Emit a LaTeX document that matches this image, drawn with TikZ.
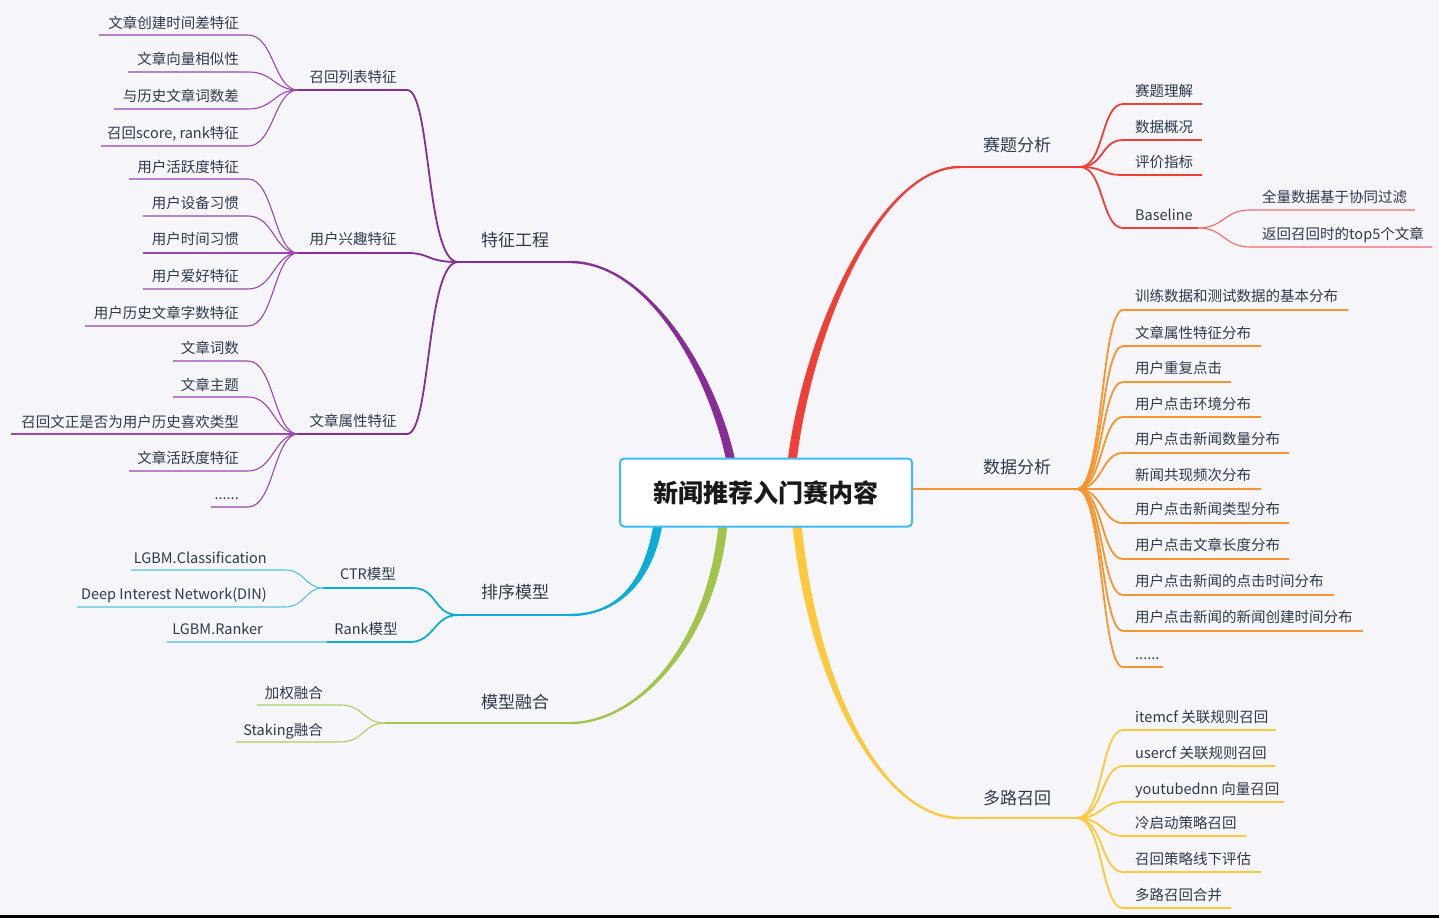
\documentclass[tikz,border=0pt]{standalone}
\usepackage{fontspec}
\setmainfont{Noto Sans CJK SC}
\usetikzlibrary{calc}
\definecolor{bg}{HTML}{F5F5FA}
\definecolor{txt}{HTML}{2E3A4B}
\definecolor{cpur}{HTML}{862D96}
\definecolor{cpurl}{HTML}{9A48AC}
\definecolor{cred}{HTML}{EE4036}
\definecolor{credl}{HTML}{F06A66}
\definecolor{cora}{HTML}{F7952F}
\definecolor{cyel}{HTML}{FDC83B}
\definecolor{ccya}{HTML}{0DADD6}
\definecolor{ccyal}{HTML}{55C4E4}
\definecolor{ccyall}{HTML}{7FD3EC}
\definecolor{cgre}{HTML}{A2C44A}
\definecolor{cgrel}{HTML}{B0CD63}
\definecolor{cbox}{HTML}{3DBBF5}
\newcommand\sixdots{......}
\tikzset{
  leaf/.style={font=\fontsize{14.5}{17}\selectfont, text=txt, inner sep=0pt, text height=11.5pt, text depth=2pt, yshift=-1.3pt},
  mainlbl/.style={font=\fontsize{17}{20}\selectfont, text=txt, inner sep=0pt, text height=13.5pt, text depth=2.5pt, yshift=-1.5pt},
  titlebox/.style={draw=cbox, line width=2pt, fill=white, rounded corners=4pt, minimum width=292pt, minimum height=68pt, inner sep=0pt, font=\fontsize{25}{30}\selectfont\bfseries, text=black!90},
  thinln/.style={line width=1.1pt},
  midln/.style={line width=1.8pt},
  mainln/.style={line width=2.4pt},
}
\newcommand\taperfill[7]{\fill[#1] ($(#2)+(#6)$) .. controls ($(#3)+(#6)$) and ($(#4)+(#7)$) .. ($(#5)+(#7)$) -- ($(#5)-(#7)$) .. controls ($(#4)-(#7)$) and ($(#3)-(#6)$) .. ($(#2)-(#6)$) -- cycle;}
\begin{document}
\begin{tikzpicture}[x=1pt,y=-1pt]
\fill[bg] (0,0) rectangle (1439,918);
\useasboundingbox (0,0) rectangle (1439,918);
\fill[black] (0,915) rectangle (1439,918);

% ---------- main branch anchor points
\coordinate (fS) at (731,462); \coordinate (fE) at (570,262); \coordinate (fJ) at (458,262);
\coordinate (cS) at (658,524); \coordinate (cE) at (570,615); \coordinate (cJ) at (458,615);
\coordinate (gS) at (723,524); \coordinate (gE) at (570,723); \coordinate (gJ) at (385,723);
\coordinate (rS) at (792,462); \coordinate (rE) at (960,167); \coordinate (rJ) at (1080,167);
\coordinate (oS) at (905,489); \coordinate (oJ) at (1077,489);
\coordinate (yS) at (797,524); \coordinate (yE) at (960,818); \coordinate (yJ) at (1077,818);

\taperfill{cpur}{fS}{714,378}{650,262}{fE}{-4.5,0}{0,1.2}
\taperfill{ccya}{cS}{648,585}{615,615}{cE}{-4.5,0}{0,-1.2}
\taperfill{cgre}{gS}{712,640}{640,723}{gE}{-4.5,0}{0,-1.2}
\taperfill{cred}{rS}{808,330}{880,167}{rE}{4.5,0}{0,1.2}
\taperfill{cyel}{yS}{812,680}{880,818}{yE}{4.5,0}{0,-1.2}

\draw[cpur, mainln] (fE) -- (fJ);
\draw[ccya, mainln] (cE) -- (cJ);
\draw[cgre, mainln] (gE) -- (gJ);
\draw[cred, mainln] (rE) -- (rJ);
\draw[cora, line width=2.8pt] (oS) -- (oJ);
\draw[cyel, mainln] (yE) -- (yJ);

% ---------- root
\node[titlebox] (root) at (766,492.5) {新闻推荐入门赛内容};

% ---------- main labels
\node[mainlbl] (m1) at (515,239) {特征工程};
\node[mainlbl] (m2) at (515,591) {排序模型};
\node[mainlbl] (m3) at (515,701) {模型融合};
\node[mainlbl] (m4) at (1017,144) {赛题分析};
\node[mainlbl] (m5) at (1017,466) {数据分析};
\node[mainlbl] (m6) at (1017,797) {多路召回};

% ---------- 特征工程 sub-branches
\foreach \nm/\sy/\ly/\lab in {A/90/76/召回列表特征, B/253/238/用户兴趣特征, C/434/420/文章属性特征} {
  \node[leaf] (\nm) at (353,\ly) {\lab};
  \coordinate (\nm J) at (298,\sy);
  \coordinate (\nm E) at (407,\sy);
  \draw[cpur, midln] (\nm J) -- (\nm E) .. controls +(24,0) and +(-32,0) .. (fJ);
}
\foreach \t/\ty/\uy/\xs [count=\i] in {文章创建时间差特征/22/35/99, 文章向量相似性/58/72/128, 与历史文章词数差/95/109/114, {召回score, rank特征}/132/146/101} {
  \node[leaf, anchor=east] (A\i) at (239,\ty) {\t};
  \coordinate (A\i-s) at (\xs,\uy);
  \coordinate (A\i-e) at (248,\uy);
  \draw[cpurl, thinln] (A\i-s) -- (A\i-e) .. controls +(26,0) and +(-24,0) .. (AJ);
}
\foreach \t/\ty/\uy/\xs [count=\i] in {用户活跃度特征/166/179/129, 用户设备习惯/202/216/143, 用户时间习惯/238/253/143, 用户爱好特征/275/289/143, 用户历史文章字数特征/312/326/85} {
  \node[leaf, anchor=east] (B\i) at (239,\ty) {\t};
  \coordinate (B\i-s) at (\xs,\uy);
  \coordinate (B\i-e) at (248,\uy);
  \draw[cpurl, thinln] (B\i-s) -- (B\i-e) .. controls +(26,0) and +(-24,0) .. (BJ);
}
\foreach \t/\ty/\uy/\xs [count=\i] in {文章词数/347/361/173, 文章主题/384/397/173, 召回文正是否为用户历史喜欢类型/421/434/11, 文章活跃度特征/457/471/129, \sixdots/493/507/211} {
  \node[leaf, anchor=east] (C\i) at (239,\ty) {\t};
  \coordinate (C\i-s) at (\xs,\uy);
  \coordinate (C\i-e) at (248,\uy);
  \draw[cpurl, thinln] (C\i-s) -- (C\i-e) .. controls +(26,0) and +(-24,0) .. (CJ);
}

% ---------- 排序模型
\node[leaf] (ctr) at (368,573) {CTR模型};
\coordinate (ctrJ) at (323,588); \coordinate (ctrE) at (413,588);
\draw[ccya, midln] (ctrJ) -- (ctrE) .. controls +(24,0) and +(-24,0) .. (cJ);
\node[leaf] (rank) at (366,628) {Rank模型};
\coordinate (rankJ) at (327,642); \coordinate (rankE) at (410,642);
\draw[ccya, midln] (rankJ) -- (rankE) .. controls +(24,0) and +(-24,0) .. (cJ);
\foreach \t/\ty/\uy/\xs [count=\i] in {LGBM.Classification/557/570/131, Deep Interest Network(DIN)/593/607/77} {
  \node[leaf, anchor=east] (D\i) at (267,\ty) {\t};
  \coordinate (D\i-s) at (\xs,\uy);
  \coordinate (D\i-e) at (285,\uy);
  \draw[ccyal, thinln] (D\i-s) -- (D\i-e) .. controls +(20,0) and +(-18,0) .. (ctrJ);
}
\node[leaf, anchor=east] (lr) at (263,628) {LGBM.Ranker};
\coordinate (lr-s) at (167,642);
\draw[ccyall, midln] (lr-s) -- (rankJ);

% ---------- 模型融合
\foreach \t/\ty/\uy/\xs [count=\i] in {加权融合/692/705/257, Staking融合/729/742/236} {
  \node[leaf, anchor=east] (G\i) at (323,\ty) {\t};
  \coordinate (G\i-s) at (\xs,\uy);
  \coordinate (G\i-e) at (340,\uy);
  \draw[cgrel, thinln] (G\i-s) -- (G\i-e) .. controls +(24,0) and +(-22,0) .. (gJ);
}

% ---------- 赛题分析
\foreach \t/\ty/\uy/\xe [count=\i] in {赛题理解/90/104/1202, 数据概况/126/140/1202, 评价指标/161/175/1202, Baseline/214/228/1198} {
  \node[leaf, anchor=west] (R\i) at (1135,\ty) {\t};
  \coordinate (R\i-s) at (1123,\uy);
  \coordinate (R\i-e) at (\xe,\uy);
  \draw[cred, midln] (rJ) .. controls +(24,0) and +(-22,0) .. (R\i-s) -- (R\i-e);
}
\foreach \t/\ty/\uy/\xe [count=\i] in {全量数据基于协同过滤/196/210/1415, 返回召回时的top5个文章/233/247/1432} {
  \node[leaf, anchor=west] (S\i) at (1262,\ty) {\t};
  \coordinate (S\i-s) at (1250,\uy);
  \coordinate (S\i-e) at (\xe,\uy);
  \draw[credl, thinln] (R4-e) .. controls +(26,0) and +(-26,0) .. (S\i-s) -- (S\i-e);
}

% ---------- 数据分析
\foreach \t/\ty/\uy/\xe [count=\i] in {训练数据和测试数据的基本分布/295/310/1348, 文章属性特征分布/332/346/1261, 用户重复点击/367/382/1231, 用户点击环境分布/403/417/1261, 用户点击新闻数量分布/438/453/1289, 新闻共现频次分布/474/489/1261, 用户点击新闻类型分布/508/523/1289, 用户点击文章长度分布/544/559/1289, 用户点击新闻的点击时间分布/580/595/1334, 用户点击新闻的新闻创建时间分布/616/631/1363, \sixdots/653/667/1163} {
  \node[leaf, anchor=west] (O\i) at (1135,\ty) {\t};
  \coordinate (O\i-s) at (1123,\uy);
  \coordinate (O\i-e) at (\xe,\uy);
  \draw[cora, midln] (oJ) .. controls +(26,0) and +(-22,0) .. (O\i-s) -- (O\i-e);
}

% ---------- 多路召回
\foreach \t/\ty/\uy/\xe [count=\i] in {itemcf 关联规则召回/716/730/1276, usercf 关联规则召回/752/766/1275, youtubednn 向量召回/788/802/1284, 冷启动策略召回/822/836/1246, 召回策略线下评估/858/872/1261, 多路召回合并/894/908/1231} {
  \node[leaf, anchor=west] (Y\i) at (1135,\ty) {\t};
  \coordinate (Y\i-s) at (1123,\uy);
  \coordinate (Y\i-e) at (\xe,\uy);
  \draw[cyel, midln] (yJ) .. controls +(26,0) and +(-22,0) .. (Y\i-s) -- (Y\i-e);
}
\end{tikzpicture}
\end{document}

________

# Instructions for the task
Copy nothing but the lines from the top of the data down to the line containing "(0,915) rectangle (1439,918);", and leave the pictures out.

# Task result
Emit a LaTeX document that matches this image, drawn with TikZ.
\documentclass[tikz,border=0pt]{standalone}
\usepackage{fontspec}
\setmainfont{Noto Sans CJK SC}
\usetikzlibrary{calc}
\definecolor{bg}{HTML}{F5F5FA}
\definecolor{txt}{HTML}{2E3A4B}
\definecolor{cpur}{HTML}{862D96}
\definecolor{cpurl}{HTML}{9A48AC}
\definecolor{cred}{HTML}{EE4036}
\definecolor{credl}{HTML}{F06A66}
\definecolor{cora}{HTML}{F7952F}
\definecolor{cyel}{HTML}{FDC83B}
\definecolor{ccya}{HTML}{0DADD6}
\definecolor{ccyal}{HTML}{55C4E4}
\definecolor{ccyall}{HTML}{7FD3EC}
\definecolor{cgre}{HTML}{A2C44A}
\definecolor{cgrel}{HTML}{B0CD63}
\definecolor{cbox}{HTML}{3DBBF5}
\newcommand\sixdots{......}
\tikzset{
  leaf/.style={font=\fontsize{14.5}{17}\selectfont, text=txt, inner sep=0pt, text height=11.5pt, text depth=2pt, yshift=-1.3pt},
  mainlbl/.style={font=\fontsize{17}{20}\selectfont, text=txt, inner sep=0pt, text height=13.5pt, text depth=2.5pt, yshift=-1.5pt},
  titlebox/.style={draw=cbox, line width=2pt, fill=white, rounded corners=4pt, minimum width=292pt, minimum height=68pt, inner sep=0pt, font=\fontsize{25}{30}\selectfont\bfseries, text=black!90},
  thinln/.style={line width=1.1pt},
  midln/.style={line width=1.8pt},
  mainln/.style={line width=2.4pt},
}
\newcommand\taperfill[7]{\fill[#1] ($(#2)+(#6)$) .. controls ($(#3)+(#6)$) and ($(#4)+(#7)$) .. ($(#5)+(#7)$) -- ($(#5)-(#7)$) .. controls ($(#4)-(#7)$) and ($(#3)-(#6)$) .. ($(#2)-(#6)$) -- cycle;}
\begin{document}
\begin{tikzpicture}[x=1pt,y=-1pt]
\fill[bg] (0,0) rectangle (1439,918);
\useasboundingbox (0,0) rectangle (1439,918);
\fill[black] (0,915) rectangle (1439,918);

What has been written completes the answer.